### Problem description
Return the number of lines in which the word "that" appears; add nothing else.

### Dataset extract
——————

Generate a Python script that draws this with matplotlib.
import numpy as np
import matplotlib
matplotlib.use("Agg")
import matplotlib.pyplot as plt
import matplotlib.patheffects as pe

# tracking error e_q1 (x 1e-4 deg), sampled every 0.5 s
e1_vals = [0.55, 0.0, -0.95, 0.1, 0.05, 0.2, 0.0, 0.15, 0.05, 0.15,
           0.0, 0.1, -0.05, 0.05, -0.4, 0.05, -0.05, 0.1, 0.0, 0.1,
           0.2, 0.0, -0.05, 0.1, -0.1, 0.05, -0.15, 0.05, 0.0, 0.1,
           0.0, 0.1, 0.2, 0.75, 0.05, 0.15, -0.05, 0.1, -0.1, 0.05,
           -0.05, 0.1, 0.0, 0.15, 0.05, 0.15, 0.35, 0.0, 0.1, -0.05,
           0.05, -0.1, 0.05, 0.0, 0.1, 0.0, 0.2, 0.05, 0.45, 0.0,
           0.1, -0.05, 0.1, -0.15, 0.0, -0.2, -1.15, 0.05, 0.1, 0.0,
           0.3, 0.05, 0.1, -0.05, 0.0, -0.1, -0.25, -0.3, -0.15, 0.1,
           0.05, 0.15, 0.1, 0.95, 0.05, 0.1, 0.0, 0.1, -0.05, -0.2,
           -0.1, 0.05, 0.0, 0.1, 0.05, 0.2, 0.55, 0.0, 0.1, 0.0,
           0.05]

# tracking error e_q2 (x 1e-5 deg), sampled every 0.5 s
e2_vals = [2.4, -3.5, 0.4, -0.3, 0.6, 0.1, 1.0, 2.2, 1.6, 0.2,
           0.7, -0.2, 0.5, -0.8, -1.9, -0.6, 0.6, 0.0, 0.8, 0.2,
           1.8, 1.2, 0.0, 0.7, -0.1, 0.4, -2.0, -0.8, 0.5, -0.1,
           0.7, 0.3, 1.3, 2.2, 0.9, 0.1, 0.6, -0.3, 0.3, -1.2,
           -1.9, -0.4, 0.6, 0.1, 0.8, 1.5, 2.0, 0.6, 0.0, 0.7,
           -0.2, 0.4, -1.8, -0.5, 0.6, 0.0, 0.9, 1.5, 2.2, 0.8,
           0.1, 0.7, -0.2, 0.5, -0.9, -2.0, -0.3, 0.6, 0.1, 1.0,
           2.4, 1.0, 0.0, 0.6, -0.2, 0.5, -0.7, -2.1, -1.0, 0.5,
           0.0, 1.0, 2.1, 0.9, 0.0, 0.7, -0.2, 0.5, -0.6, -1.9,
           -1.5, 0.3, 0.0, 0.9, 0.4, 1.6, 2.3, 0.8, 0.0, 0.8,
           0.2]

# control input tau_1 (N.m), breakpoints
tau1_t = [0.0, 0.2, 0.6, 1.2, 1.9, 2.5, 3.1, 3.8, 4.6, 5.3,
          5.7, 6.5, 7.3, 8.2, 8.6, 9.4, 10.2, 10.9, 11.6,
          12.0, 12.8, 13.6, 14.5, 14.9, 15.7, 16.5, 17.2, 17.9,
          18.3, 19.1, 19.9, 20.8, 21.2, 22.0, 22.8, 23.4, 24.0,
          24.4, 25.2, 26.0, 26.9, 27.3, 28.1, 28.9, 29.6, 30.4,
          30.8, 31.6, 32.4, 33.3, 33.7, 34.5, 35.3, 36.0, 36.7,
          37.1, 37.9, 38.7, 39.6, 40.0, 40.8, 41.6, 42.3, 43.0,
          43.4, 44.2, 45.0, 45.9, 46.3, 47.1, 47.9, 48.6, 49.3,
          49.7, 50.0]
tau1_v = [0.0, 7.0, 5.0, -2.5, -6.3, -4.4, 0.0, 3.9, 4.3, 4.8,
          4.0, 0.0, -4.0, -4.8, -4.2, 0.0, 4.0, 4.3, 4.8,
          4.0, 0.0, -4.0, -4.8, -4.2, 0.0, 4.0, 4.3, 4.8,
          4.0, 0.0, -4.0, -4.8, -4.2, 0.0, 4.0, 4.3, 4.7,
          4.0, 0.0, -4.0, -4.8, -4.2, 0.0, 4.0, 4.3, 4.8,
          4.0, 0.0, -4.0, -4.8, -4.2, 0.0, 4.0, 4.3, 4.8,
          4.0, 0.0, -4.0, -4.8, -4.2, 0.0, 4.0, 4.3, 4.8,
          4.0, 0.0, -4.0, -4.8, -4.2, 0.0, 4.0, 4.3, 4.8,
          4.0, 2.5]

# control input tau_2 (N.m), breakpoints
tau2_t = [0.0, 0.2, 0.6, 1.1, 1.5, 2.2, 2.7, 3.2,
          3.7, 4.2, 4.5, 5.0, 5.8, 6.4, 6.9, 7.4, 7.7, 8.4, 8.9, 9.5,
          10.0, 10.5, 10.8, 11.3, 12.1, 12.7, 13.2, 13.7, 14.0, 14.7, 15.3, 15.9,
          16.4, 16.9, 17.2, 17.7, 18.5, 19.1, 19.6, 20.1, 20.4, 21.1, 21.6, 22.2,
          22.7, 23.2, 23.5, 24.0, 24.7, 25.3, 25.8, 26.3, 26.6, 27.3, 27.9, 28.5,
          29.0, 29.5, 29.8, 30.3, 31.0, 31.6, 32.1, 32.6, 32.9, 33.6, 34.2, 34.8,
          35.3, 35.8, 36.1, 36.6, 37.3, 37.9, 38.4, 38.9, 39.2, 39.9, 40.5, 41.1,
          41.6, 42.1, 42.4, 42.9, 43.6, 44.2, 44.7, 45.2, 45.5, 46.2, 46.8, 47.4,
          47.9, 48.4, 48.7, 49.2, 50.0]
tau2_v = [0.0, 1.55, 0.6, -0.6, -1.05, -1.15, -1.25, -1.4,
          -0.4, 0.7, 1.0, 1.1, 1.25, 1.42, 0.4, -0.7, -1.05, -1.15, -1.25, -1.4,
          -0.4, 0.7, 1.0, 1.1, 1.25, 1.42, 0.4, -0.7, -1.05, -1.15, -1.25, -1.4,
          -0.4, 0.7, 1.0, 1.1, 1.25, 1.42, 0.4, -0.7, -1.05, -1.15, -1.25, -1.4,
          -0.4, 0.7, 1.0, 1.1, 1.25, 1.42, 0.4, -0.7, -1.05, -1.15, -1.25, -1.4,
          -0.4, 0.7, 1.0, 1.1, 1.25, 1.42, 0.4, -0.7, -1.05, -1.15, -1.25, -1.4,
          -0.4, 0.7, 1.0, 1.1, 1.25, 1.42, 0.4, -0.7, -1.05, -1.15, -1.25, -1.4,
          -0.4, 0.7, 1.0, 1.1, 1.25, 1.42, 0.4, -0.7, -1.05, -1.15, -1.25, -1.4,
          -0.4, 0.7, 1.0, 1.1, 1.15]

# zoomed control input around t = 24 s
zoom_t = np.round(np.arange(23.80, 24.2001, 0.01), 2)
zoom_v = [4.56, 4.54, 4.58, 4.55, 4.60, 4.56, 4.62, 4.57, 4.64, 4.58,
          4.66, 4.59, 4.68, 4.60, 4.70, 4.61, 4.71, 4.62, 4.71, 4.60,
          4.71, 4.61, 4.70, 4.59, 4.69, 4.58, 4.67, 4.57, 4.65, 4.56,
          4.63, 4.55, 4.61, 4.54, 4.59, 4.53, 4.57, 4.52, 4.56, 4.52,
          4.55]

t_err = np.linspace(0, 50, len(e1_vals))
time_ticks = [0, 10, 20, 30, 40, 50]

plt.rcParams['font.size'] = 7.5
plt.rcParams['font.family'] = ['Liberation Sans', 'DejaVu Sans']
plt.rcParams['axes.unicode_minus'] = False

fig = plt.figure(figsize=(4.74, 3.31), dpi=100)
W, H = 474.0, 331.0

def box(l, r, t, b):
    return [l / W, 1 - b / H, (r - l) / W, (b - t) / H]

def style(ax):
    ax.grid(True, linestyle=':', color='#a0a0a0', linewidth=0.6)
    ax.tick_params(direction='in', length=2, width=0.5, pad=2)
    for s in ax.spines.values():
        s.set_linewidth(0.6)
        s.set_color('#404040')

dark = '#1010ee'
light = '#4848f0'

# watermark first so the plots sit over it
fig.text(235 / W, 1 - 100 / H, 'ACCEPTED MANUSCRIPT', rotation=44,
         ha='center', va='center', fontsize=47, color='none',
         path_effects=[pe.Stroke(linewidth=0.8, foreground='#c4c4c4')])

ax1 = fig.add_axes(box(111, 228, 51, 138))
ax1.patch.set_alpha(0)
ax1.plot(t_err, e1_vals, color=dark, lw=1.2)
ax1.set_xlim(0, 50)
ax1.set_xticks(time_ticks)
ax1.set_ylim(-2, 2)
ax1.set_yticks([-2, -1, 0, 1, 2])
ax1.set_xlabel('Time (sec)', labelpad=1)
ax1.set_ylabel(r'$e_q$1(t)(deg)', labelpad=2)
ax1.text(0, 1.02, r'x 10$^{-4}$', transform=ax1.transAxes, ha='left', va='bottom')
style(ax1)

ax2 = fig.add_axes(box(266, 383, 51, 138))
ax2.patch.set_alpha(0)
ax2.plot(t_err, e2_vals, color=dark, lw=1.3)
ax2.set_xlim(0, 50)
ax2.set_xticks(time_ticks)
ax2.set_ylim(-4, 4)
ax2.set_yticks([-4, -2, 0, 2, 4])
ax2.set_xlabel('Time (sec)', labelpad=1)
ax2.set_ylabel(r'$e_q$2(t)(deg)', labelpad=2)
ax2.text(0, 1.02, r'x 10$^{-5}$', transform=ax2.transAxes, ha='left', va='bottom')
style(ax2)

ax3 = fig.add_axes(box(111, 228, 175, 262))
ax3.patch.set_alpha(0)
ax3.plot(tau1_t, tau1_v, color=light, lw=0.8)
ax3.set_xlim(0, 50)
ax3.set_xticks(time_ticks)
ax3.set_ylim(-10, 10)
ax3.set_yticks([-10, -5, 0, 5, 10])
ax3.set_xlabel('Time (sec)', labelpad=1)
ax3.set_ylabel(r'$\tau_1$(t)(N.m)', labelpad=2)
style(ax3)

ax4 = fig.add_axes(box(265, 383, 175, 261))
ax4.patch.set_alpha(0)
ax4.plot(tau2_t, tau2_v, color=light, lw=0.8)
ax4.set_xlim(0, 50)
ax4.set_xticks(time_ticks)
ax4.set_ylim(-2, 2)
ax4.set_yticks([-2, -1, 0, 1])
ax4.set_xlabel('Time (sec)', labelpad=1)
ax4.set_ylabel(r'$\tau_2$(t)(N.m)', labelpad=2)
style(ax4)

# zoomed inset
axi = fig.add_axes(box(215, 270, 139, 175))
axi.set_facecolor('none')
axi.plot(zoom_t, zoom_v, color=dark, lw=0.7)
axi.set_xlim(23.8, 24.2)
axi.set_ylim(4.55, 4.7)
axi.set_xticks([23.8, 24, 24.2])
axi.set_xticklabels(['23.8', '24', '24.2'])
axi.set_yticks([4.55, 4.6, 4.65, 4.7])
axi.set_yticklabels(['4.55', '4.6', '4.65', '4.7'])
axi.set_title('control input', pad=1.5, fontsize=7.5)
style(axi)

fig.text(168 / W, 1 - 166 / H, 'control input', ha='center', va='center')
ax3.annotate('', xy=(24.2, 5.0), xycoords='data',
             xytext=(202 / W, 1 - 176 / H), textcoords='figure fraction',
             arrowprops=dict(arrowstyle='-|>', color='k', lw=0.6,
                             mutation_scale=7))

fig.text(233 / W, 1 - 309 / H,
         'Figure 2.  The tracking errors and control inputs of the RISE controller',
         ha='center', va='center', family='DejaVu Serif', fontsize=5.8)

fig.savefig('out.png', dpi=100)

——————

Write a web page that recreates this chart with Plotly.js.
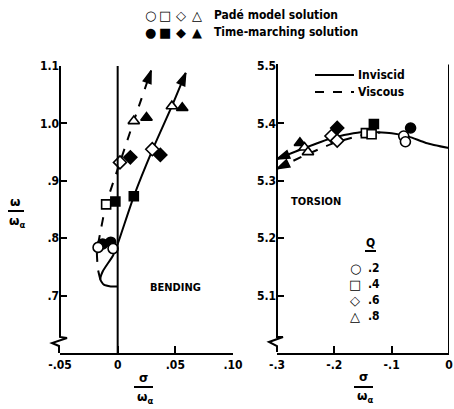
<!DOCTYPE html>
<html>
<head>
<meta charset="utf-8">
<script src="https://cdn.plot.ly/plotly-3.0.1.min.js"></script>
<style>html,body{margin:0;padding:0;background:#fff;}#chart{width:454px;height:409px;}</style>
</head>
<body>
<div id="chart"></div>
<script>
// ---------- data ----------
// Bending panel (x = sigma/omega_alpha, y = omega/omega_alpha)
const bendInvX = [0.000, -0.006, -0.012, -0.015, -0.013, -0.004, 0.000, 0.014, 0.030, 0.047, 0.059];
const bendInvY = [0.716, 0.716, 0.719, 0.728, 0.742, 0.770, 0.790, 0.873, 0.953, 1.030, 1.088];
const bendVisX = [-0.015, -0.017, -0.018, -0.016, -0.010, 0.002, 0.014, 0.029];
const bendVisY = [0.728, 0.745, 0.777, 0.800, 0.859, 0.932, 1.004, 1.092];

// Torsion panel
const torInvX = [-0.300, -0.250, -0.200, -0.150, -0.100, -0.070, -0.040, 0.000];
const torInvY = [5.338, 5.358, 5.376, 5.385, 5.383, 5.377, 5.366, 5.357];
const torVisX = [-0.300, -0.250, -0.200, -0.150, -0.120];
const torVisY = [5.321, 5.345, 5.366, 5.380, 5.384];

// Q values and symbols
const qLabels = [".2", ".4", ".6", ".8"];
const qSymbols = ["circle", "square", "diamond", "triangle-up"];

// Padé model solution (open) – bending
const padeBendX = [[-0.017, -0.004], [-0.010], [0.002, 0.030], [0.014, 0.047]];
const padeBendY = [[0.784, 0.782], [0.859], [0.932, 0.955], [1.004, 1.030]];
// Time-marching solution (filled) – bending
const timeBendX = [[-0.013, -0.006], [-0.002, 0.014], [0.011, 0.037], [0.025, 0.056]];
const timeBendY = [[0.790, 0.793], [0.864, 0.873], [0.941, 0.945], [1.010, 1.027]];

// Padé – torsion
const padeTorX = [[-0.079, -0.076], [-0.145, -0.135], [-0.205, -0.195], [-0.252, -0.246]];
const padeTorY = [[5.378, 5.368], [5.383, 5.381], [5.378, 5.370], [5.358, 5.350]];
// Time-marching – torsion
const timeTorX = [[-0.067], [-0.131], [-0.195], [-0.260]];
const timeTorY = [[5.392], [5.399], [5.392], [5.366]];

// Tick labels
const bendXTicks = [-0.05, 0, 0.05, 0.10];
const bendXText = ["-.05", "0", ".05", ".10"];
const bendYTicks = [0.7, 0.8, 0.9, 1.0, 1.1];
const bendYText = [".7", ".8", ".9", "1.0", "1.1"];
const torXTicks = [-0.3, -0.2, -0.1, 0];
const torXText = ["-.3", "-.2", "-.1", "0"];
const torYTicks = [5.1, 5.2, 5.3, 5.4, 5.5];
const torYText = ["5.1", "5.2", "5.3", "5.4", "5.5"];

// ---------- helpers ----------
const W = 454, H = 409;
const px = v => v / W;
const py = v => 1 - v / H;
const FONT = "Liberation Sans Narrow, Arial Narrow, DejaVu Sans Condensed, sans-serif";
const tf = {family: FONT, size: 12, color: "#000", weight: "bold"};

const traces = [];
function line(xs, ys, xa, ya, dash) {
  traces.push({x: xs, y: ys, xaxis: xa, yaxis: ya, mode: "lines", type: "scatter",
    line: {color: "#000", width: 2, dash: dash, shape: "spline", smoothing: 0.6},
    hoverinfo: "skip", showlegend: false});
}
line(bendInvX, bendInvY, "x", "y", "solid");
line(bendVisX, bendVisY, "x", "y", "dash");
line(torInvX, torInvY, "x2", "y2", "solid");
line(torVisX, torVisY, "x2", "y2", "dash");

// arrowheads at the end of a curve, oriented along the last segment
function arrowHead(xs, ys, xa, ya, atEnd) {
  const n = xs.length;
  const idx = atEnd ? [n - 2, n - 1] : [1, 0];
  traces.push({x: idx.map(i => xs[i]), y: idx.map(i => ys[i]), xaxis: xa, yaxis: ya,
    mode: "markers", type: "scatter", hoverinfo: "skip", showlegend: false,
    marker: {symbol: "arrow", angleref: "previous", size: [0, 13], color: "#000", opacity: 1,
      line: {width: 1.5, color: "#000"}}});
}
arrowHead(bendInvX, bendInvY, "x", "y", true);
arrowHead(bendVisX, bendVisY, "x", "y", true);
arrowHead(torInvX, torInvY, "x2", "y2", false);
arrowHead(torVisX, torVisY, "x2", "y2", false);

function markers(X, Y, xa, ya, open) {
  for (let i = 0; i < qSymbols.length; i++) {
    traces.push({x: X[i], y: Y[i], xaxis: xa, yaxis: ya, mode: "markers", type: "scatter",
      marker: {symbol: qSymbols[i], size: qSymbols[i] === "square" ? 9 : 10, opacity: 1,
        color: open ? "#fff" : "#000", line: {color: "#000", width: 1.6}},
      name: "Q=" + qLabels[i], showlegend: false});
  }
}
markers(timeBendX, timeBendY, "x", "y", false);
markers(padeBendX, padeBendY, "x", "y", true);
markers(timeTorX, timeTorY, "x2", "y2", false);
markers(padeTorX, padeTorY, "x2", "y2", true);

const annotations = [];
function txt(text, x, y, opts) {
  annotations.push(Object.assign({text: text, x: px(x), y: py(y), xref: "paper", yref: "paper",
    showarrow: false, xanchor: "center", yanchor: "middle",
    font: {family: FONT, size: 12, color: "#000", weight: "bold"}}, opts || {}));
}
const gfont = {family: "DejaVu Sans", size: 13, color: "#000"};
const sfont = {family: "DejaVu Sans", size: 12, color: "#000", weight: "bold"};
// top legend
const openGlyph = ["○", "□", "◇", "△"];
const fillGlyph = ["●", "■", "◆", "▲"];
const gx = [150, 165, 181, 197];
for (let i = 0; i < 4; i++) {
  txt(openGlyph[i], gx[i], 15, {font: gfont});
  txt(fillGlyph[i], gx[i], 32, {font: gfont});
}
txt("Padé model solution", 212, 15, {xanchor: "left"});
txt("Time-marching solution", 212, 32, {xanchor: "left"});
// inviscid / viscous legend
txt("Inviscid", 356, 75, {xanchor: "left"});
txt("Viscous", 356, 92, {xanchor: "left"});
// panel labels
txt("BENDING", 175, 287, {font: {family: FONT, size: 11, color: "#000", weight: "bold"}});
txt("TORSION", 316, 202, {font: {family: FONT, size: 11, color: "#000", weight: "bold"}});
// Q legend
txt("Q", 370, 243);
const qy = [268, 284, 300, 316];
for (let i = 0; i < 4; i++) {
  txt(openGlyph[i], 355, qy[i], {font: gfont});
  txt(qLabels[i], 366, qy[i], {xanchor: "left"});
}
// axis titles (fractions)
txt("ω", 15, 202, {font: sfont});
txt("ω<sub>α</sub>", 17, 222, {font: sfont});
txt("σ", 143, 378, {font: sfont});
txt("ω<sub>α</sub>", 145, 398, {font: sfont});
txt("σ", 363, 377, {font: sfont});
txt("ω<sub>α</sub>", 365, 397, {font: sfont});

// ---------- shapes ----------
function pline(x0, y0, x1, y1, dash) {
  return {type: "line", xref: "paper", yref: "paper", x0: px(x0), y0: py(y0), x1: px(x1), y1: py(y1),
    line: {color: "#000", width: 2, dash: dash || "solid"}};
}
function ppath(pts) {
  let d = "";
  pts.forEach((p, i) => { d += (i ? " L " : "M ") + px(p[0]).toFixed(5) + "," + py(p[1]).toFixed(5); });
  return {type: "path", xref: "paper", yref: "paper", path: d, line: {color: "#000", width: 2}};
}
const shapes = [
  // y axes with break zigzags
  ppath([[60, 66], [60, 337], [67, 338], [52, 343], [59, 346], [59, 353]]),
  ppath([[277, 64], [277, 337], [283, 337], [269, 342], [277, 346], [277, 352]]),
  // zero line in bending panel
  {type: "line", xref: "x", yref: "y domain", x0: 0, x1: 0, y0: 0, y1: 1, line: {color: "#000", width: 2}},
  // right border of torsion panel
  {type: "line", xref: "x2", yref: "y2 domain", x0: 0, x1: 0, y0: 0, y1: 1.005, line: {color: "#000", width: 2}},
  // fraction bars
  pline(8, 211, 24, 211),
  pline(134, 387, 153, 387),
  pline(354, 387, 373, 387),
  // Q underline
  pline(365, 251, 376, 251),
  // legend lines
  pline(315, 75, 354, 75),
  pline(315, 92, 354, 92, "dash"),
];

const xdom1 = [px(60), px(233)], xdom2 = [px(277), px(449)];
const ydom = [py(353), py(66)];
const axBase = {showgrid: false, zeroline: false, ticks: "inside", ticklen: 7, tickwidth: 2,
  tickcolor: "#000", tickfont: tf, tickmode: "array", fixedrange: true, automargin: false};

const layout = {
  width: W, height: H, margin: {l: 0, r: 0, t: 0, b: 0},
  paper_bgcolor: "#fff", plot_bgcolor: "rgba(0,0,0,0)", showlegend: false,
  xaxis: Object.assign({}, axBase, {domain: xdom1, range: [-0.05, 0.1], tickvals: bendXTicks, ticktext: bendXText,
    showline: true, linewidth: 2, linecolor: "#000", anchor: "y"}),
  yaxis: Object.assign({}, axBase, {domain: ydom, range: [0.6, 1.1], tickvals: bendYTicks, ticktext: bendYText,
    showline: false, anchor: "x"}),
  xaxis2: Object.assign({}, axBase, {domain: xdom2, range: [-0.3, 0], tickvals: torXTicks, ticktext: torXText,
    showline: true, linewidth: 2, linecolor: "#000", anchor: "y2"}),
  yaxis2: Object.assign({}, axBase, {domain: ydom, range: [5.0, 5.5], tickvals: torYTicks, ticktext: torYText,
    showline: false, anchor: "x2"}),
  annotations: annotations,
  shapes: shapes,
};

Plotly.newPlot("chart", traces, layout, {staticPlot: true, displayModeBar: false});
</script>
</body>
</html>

——————

### Correct output
2